The billionaire's dilemma
Steelman unlimited capital, then find the only three moves a population can make that it cannot absorb
Suppose you had won. Suppose you held capital so vast that the distinction between a billion and ten billion was a rounding error — that you could buy any newspaper, fund any campaign, hire any regulator’s next employer, and outlast any boycott by simply waiting. Sit honestly in that chair for a moment and ask the only question that would actually keep you up at night: what could these people do that I could not absorb?The answer is shorter than you would hope, and it is the spine of everything this curriculum has taught.

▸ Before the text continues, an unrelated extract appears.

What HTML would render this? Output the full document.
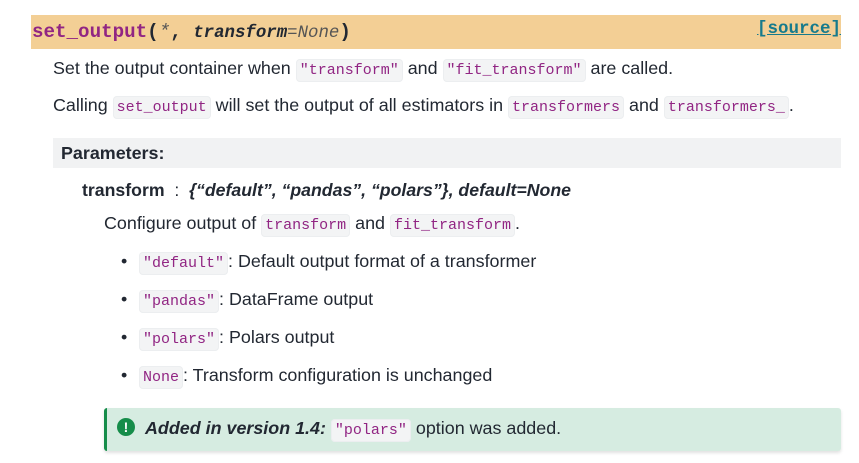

Most of what frightens the powerful in theory turns out to be manageable in practice. A protest is a pressure release that ends and goes home. A boycott is noise unless it is coordinated and sustained at a scale almost no boycott reaches. A vote, in a system where money funds every viable candidate, chooses the manager rather than the structure. Even a wealth tax can be lobbied full of holes by the very wealth it targets, or simply outrun by capital that moves faster than statutes. None of these is worthless — but none, alone, binds.
The three moves that actually turn green
Run the audit to its end and the same three answers survive. A population that owns the productive assets — directly, and through cooperatives, public banks, and pass-through-voting funds (Lesson 85) — contests the one lever everything else rests on. A population that controls its own unit of account (Lesson 109) slips the inflation tax, the surveillance ledger, the Cantillon skim, and the kill switch in a single move. And a population that holds rights not contingent on being economically useful retains its standing even in a world where its labor is no longer needed (Lesson 108). Everything else can be reframed, outspent, or outwaited. These cannot.